• _Requirement_: In your copy, leave out the pictures; write out all the data exactly.
-- -- --
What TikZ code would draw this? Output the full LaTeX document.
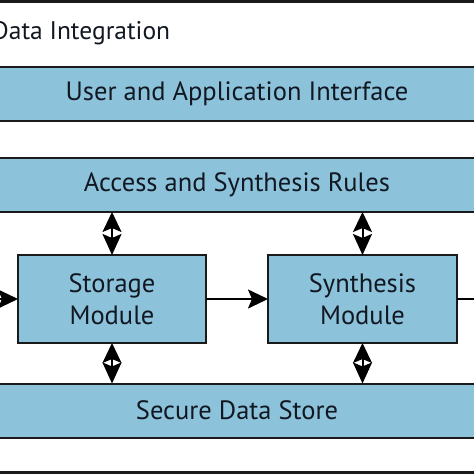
\documentclass[tikz,border=0pt]{standalone}
\usepackage{fontspec}
\setmainfont{PT Sans}
\usetikzlibrary{arrows.meta}
\definecolor{barblue}{HTML}{8CC3DB}
\definecolor{edge}{HTML}{1A1A1A}
\definecolor{ink}{HTML}{111822}
\begin{document}
\begin{tikzpicture}[x=1pt,y=-1pt,
  txt/.style={font=\fontsize{26.5}{32}\selectfont, text=ink},
  bar/.style={txt, draw=edge, line width=2pt, fill=barblue, minimum width=520pt, minimum height=54pt, inner sep=0pt, outer sep=0pt},
  module/.style={txt, draw=edge, line width=2pt, fill=barblue, minimum width=188pt, minimum height=88pt, inner sep=0pt, outer sep=0pt, align=center},
  conn/.style={line width=2pt, draw=black},
  tip/.style={-{Stealth[length=20pt,width=19pt,inset=4pt]}},
  dbl/.style={{Stealth[length=20pt,width=19pt,inset=4pt]}-{Stealth[length=21pt,width=19pt,inset=4pt]}}
]
\useasboundingbox (0,0) rectangle (474,474);
\clip (0,0) rectangle (474,474);
\draw[line width=3.5pt, draw=edge] (-10,1) rectangle (484,472.5);
\node[txt, anchor=base west, inner sep=0pt, font=\fontsize{25.5}{32}\selectfont] (title) at (-8,39) {Data Integration};
\node[bar] (ui) at (237,94) {User and Application Interface};
\node[bar] (rules) at (237,185) {Access and Synthesis Rules};
\node[bar] (store) at (237,410.5) {Secure Data Store};
\node[module] (storage) at (112,299) {Storage\\Module};
\node[module, minimum width=189pt] (synth) at (362.5,299) {Synthesis\\Module};
\coordinate (lin) at (-12,299);
\coordinate (rout) at (486,299);
\draw[conn, dbl] (storage.north |- rules.south) -- (storage.north);
\draw[conn, dbl] (synth.north |- rules.south) -- (synth.north);
\draw[conn, dbl] (storage.south) -- (storage.south |- store.north);
\draw[conn, dbl] (synth.south) -- (synth.south |- store.north);
\draw[conn, tip] (lin) -- (storage.west);
\draw[conn, tip] (storage.east) -- (synth.west);
\draw[conn] (synth.east) -- (rout);
\end{tikzpicture}
\end{document}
-- -- --
• _Solution below_:
What TikZ code would draw this? Output the full LaTeX document.
\documentclass[tikz,border=0pt]{standalone}
\usepackage{fontspec}
\setmainfont{PT Sans}
\usetikzlibrary{arrows.meta}
\definecolor{barblue}{HTML}{8CC3DB}
\definecolor{edge}{HTML}{1A1A1A}
\definecolor{ink}{HTML}{111822}
\begin{document}
\begin{tikzpicture}[x=1pt,y=-1pt,
  txt/.style={font=\fontsize{26.5}{32}\selectfont, text=ink},
  bar/.style={txt, draw=edge, line width=2pt, fill=barblue, minimum width=520pt, minimum height=54pt, inner sep=0pt, outer sep=0pt},
  module/.style={txt, draw=edge, line width=2pt, fill=barblue, minimum width=188pt, minimum height=88pt, inner sep=0pt, outer sep=0pt, align=center},
  conn/.style={line width=2pt, draw=black},
  tip/.style={-{Stealth[length=20pt,width=19pt,inset=4pt]}},
  dbl/.style={{Stealth[length=20pt,width=19pt,inset=4pt]}-{Stealth[length=21pt,width=19pt,inset=4pt]}}
]
\useasboundingbox (0,0) rectangle (474,474);
\clip (0,0) rectangle (474,474);
\draw[line width=3.5pt, draw=edge] (-10,1) rectangle (484,472.5);
\node[txt, anchor=base west, inner sep=0pt, font=\fontsize{25.5}{32}\selectfont] (title) at (-8,39) {Data Integration};
\node[bar] (ui) at (237,94) {User and Application Interface};
\node[bar] (rules) at (237,185) {Access and Synthesis Rules};
\node[bar] (store) at (237,410.5) {Secure Data Store};
\node[module] (storage) at (112,299) {Storage\\Module};
\node[module, minimum width=189pt] (synth) at (362.5,299) {Synthesis\\Module};
\coordinate (lin) at (-12,299);
\coordinate (rout) at (486,299);
\draw[conn, dbl] (storage.north |- rules.south) -- (storage.north);
\draw[conn, dbl] (synth.north |- rules.south) -- (synth.north);
\draw[conn, dbl] (storage.south) -- (storage.south |- store.north);
\draw[conn, dbl] (synth.south) -- (synth.south |- store.north);
\draw[conn, tip] (lin) -- (storage.west);
\draw[conn, tip] (storage.east) -- (synth.west);
\draw[conn] (synth.east) -- (rout);
\end{tikzpicture}
\end{document}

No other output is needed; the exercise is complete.